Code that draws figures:
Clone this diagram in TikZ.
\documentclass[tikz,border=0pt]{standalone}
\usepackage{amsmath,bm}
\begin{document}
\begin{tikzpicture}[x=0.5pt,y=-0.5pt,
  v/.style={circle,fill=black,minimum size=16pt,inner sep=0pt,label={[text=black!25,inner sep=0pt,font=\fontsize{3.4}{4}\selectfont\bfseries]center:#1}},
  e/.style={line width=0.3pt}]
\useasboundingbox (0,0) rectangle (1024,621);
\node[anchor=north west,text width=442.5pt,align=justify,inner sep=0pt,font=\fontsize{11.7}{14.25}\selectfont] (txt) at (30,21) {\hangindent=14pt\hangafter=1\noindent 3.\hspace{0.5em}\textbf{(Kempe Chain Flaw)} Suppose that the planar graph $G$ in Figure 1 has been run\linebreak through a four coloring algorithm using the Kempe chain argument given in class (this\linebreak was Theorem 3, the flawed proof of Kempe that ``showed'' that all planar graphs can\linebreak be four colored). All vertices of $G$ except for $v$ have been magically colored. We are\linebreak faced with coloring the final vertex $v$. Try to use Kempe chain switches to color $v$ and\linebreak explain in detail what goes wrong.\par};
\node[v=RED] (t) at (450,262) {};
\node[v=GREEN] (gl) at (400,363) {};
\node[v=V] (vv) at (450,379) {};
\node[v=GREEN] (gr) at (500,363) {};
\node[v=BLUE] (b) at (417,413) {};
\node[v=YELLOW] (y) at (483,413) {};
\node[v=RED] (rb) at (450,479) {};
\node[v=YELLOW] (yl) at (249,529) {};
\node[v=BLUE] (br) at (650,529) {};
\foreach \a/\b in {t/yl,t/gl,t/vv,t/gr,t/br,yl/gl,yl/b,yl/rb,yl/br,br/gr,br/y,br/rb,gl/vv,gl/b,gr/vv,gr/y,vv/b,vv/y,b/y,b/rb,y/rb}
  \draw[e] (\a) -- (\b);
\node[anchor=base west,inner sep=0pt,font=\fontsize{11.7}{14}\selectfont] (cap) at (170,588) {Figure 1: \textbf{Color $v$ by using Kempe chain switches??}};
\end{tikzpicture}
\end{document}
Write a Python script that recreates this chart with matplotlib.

- [Directive]:
Your task is to transcribe the material exactly.

- [Answer to this exercise]:
Clone this diagram in TikZ.
\documentclass[tikz,border=0pt]{standalone}
\usepackage{amsmath,bm}
\begin{document}
\begin{tikzpicture}[x=0.5pt,y=-0.5pt,
  v/.style={circle,fill=black,minimum size=16pt,inner sep=0pt,label={[text=black!25,inner sep=0pt,font=\fontsize{3.4}{4}\selectfont\bfseries]center:#1}},
  e/.style={line width=0.3pt}]
\useasboundingbox (0,0) rectangle (1024,621);
\node[anchor=north west,text width=442.5pt,align=justify,inner sep=0pt,font=\fontsize{11.7}{14.25}\selectfont] (txt) at (30,21) {\hangindent=14pt\hangafter=1\noindent 3.\hspace{0.5em}\textbf{(Kempe Chain Flaw)} Suppose that the planar graph $G$ in Figure 1 has been run\linebreak through a four coloring algorithm using the Kempe chain argument given in class (this\linebreak was Theorem 3, the flawed proof of Kempe that ``showed'' that all planar graphs can\linebreak be four colored). All vertices of $G$ except for $v$ have been magically colored. We are\linebreak faced with coloring the final vertex $v$. Try to use Kempe chain switches to color $v$ and\linebreak explain in detail what goes wrong.\par};
\node[v=RED] (t) at (450,262) {};
\node[v=GREEN] (gl) at (400,363) {};
\node[v=V] (vv) at (450,379) {};
\node[v=GREEN] (gr) at (500,363) {};
\node[v=BLUE] (b) at (417,413) {};
\node[v=YELLOW] (y) at (483,413) {};
\node[v=RED] (rb) at (450,479) {};
\node[v=YELLOW] (yl) at (249,529) {};
\node[v=BLUE] (br) at (650,529) {};
\foreach \a/\b in {t/yl,t/gl,t/vv,t/gr,t/br,yl/gl,yl/b,yl/rb,yl/br,br/gr,br/y,br/rb,gl/vv,gl/b,gr/vv,gr/y,vv/b,vv/y,b/y,b/rb,y/rb}
  \draw[e] (\a) -- (\b);
\node[anchor=base west,inner sep=0pt,font=\fontsize{11.7}{14}\selectfont] (cap) at (170,588) {Figure 1: \textbf{Color $v$ by using Kempe chain switches??}};
\end{tikzpicture}
\end{document}
Write a Python script that recreates this chart with matplotlib.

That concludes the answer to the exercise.